Fears that the Earth’s surface will soon be one contiguous pile of spent K-Cups can dissipate: New sales figures show yet another drop in Keurig’s sales. This week, the company reported it sold 7 percent fewer machines during the final months of 2015. The holiday gift-giving season is critical for the company, and this was the sixth quarter in a row to report declining sales. All told, net sales of machines dropped $60.3 million below last year’s, and that’s not even the worst of it: Sales of K-Cups (which account for 80 percent of Keurig’s total sales) also sank by 6 percent in 2015, adding another $62.2 million in sales declines.
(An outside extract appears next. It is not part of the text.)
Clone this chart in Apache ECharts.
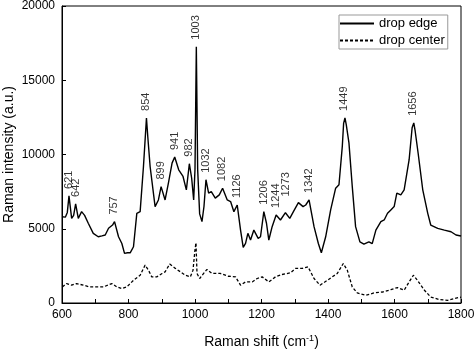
<!DOCTYPE html>
<html>
<head>
<meta charset="UTF-8">
<title>Raman</title>
<script src="https://cdn.jsdelivr.net/npm/echarts@6/dist/echarts.min.js"></script>
<style>
  html, body { margin: 0; padding: 0; background: #fff; }
  #main { width: 474px; height: 351px; }
</style>
</head>
<body>
<div id="main"></div>
<script>
// drop edge spectrum (Raman shift, intensity)
var edgeShift = [600,610,616,621,629,635,641,649,659,668,679,694,709,720,730,740,752,758,770,780,788,797,805,815,825,835,845,850,854,858,865,880,890,898,910,920,931,939,945,951,964,974,983,990,996,1000,1004,1008,1014,1021,1027,1033,1041,1049,1061,1073,1083,1097,1107,1117,1127,1137,1145,1152,1159,1167,1177,1190,1197,1207,1215,1222,1232,1244,1257,1272,1285,1296,1311,1325,1333,1343,1358,1371,1380,1393,1408,1423,1433,1443,1447,1451,1455,1463,1473,1483,1496,1508,1523,1533,1544,1559,1569,1579,1589,1599,1607,1619,1629,1644,1653,1658,1662,1671,1685,1700,1709,1730,1750,1770,1785,1800];
var edgeInt = [5810,5780,6100,7210,5700,5900,6670,5700,6150,5900,5370,4690,4460,4520,4580,5030,5250,5480,4460,4010,3340,3380,3380,3790,6040,6150,9190,11000,12460,11200,9190,6490,6940,7840,6940,8070,9420,9830,9700,8970,8520,7620,9380,8400,6940,9000,17260,9000,6000,5480,6500,8300,7400,7500,7060,7280,7730,6940,6830,6150,6600,4910,3750,4010,4690,4240,4910,4350,4460,6150,5370,4240,5140,5930,5590,6080,5700,6150,6760,6490,6600,6940,5140,4010,3380,4460,6270,7730,7960,10550,12100,12460,12000,10780,7840,5140,4120,3970,4120,4000,4910,5480,5590,6040,6270,6490,7400,7280,7620,9650,11800,12130,11600,10100,7620,6040,5250,5030,4910,4800,4580,4510];

// drop center spectrum
var centerShift = [601,614,629,644,664,684,699,724,750,765,780,795,815,835,850,860,870,885,901,910,924,941,956,971,986,994,1000,1003,1006,1014,1026,1036,1051,1076,1101,1122,1137,1152,1172,1187,1202,1222,1242,1262,1287,1302,1323,1340,1358,1376,1398,1428,1446,1458,1473,1488,1514,1539,1564,1589,1609,1629,1644,1657,1669,1690,1709,1735,1760,1780,1800];
var centerInt = [1080,1310,1200,1310,1200,1080,1080,1080,1310,1080,970,1080,1530,1870,2550,2210,1760,1760,1990,2100,2620,2330,2100,1870,1760,2210,3600,4050,1990,1650,1990,2260,1990,1990,1800,1760,1200,1420,1420,1650,1760,1420,1760,1920,2030,2330,2330,2430,1650,1200,1530,1990,2660,2210,1080,680,520,680,740,900,1040,860,1420,1870,1530,860,400,230,180,300,400];

// labelled peaks
var peakShift = [621,642,757,854,899,941,982,1003,1032,1082,1126,1206,1244,1273,1342,1449,1656];
var peakInt = [7210,6670,5480,12460,7840,9830,9380,17260,8300,7730,6600,6150,5930,6700,6940,12460,12130];

var xTicks = [600,800,1000,1200,1400,1600,1800];

function pairs(xs, ys) {
  var out = [];
  for (var i = 0; i < xs.length; i++) out.push([xs[i], ys[i]]);
  return out;
}

var font = 'Liberation Sans, Arial, sans-serif';
var myChart = echarts.init(document.getElementById('main'));
var option = {
  backgroundColor: '#fff',
  animation: false,
  textStyle: { fontFamily: font, color: '#000' },
  grid: {
    left: 62, right: 13, top: 6, bottom: 48,
    outerBoundsMode: 'none', containLabel: false,
    show: true, borderColor: '#000', borderWidth: 1
  },
  legend: {
    data: ['drop edge', 'drop center'],
    orient: 'vertical',
    left: 339, top: 15,
    itemWidth: 34, itemHeight: 14, itemGap: 4,
    padding: [2, 3, 2, 0],
    borderColor: '#999', borderWidth: 1,
    itemStyle: { opacity: 0 },
    textStyle: { fontFamily: font, fontSize: 13, color: '#000' }
  },
  xAxis: {
    type: 'value', min: 600, max: 1800, interval: 200,
    name: 'Raman shift (cm{sup|-1})',
    nameLocation: 'middle', nameGap: 31, nameMoveOverlap: false,
    nameTextStyle: {
      fontFamily: font, fontSize: 14, color: '#000',
      rich: { sup: { fontSize: 9, verticalAlign: 'top', padding: [0, 0, 8, 0], color: '#000' } }
    },
    axisLine: { lineStyle: { color: '#000', width: 1 } },
    axisTick: { inside: true, length: 4, lineStyle: { color: '#000' } },
    minorTick: { show: true, splitNumber: 2, length: 4, lineStyle: { color: '#000' } },
    axisLabel: {
      fontFamily: font, fontSize: 12, color: '#000', margin: 6,
      formatter: function (v) { return xTicks.indexOf(v) >= 0 ? String(v) : ''; }
    },
    splitLine: { show: false }
  },
  yAxis: {
    type: 'value', min: 0, max: 20000, interval: 5000,
    name: 'Raman intensity (a.u.)',
    nameLocation: 'middle', nameGap: 46, nameMoveOverlap: false,
    nameTextStyle: { fontFamily: font, fontSize: 14, color: '#000' },
    axisLine: { show: true, lineStyle: { color: '#000', width: 1 } },
    axisTick: { show: true, inside: true, length: 4, lineStyle: { color: '#000' } },
    axisLabel: {
      fontFamily: font, fontSize: 12, color: '#000', margin: 7,
      formatter: function (v) { return String(v); }
    },
    splitLine: { show: false }
  },
  series: [
    {
      name: 'drop edge', type: 'line', symbol: 'none',
      data: pairs(edgeShift, edgeInt),
      lineStyle: { color: '#000', width: 1.4 },
      itemStyle: { color: '#000' },
      z: 3
    },
    {
      name: 'drop center', type: 'line', symbol: 'none',
      data: pairs(centerShift, centerInt),
      lineStyle: { color: '#000', width: 1.3, type: [3, 2] },
      itemStyle: { color: '#000' },
      z: 2
    },
    {
      name: 'peaks', type: 'scatter', symbolSize: 0,
      data: pairs(peakShift, peakInt),
      silent: true,
      label: {
        show: true, position: 'top', distance: 7, rotate: 90,
        align: 'left', verticalAlign: 'middle',
        fontFamily: font, fontSize: 11, color: '#000',
        formatter: function (p) { return String(p.value[0]); }
      },
      z: 4
    }
  ]
};
myChart.setOption(option);
</script>
</body>
</html>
The company’s stocks have decreased by more than 40 percent, ever since hitting a record high in 2014, though Keurig’s demise would make for a story as incredible as pod coffee’s takeover, one of the craziest successes of modern times, considering that the sales of single-serve coffee exploded by 133,170 percent between 2000 and 2014. Keurig cooked its own goose here, it seems: Its commitment to ecofriendly recyclable pods was painfully slow-moving. Then it went all DRM on competitors with the release of Keurig 2.0, a widely loathed (but totally still hackable) follow-up machine that rejected third-party pods. And its insistence on slowly becoming more Soylent-esque in its offerings only reminds consumers how unnatural everything is that comes out of these pods, making even Starbucks look reasonably fresh by comparison.
Speaking of which, Starbucks recently dropped the bomb that it might launch its own coffee-pod line. Right now its K-Cups are some of Keurig’s best sellers, but CEO Howard Schultz told investors that while Starbucks is in the single-serve business “to stay,” the question they’re asking themselves is “whether we will be doing so in conjunction with Keurig or on our own.”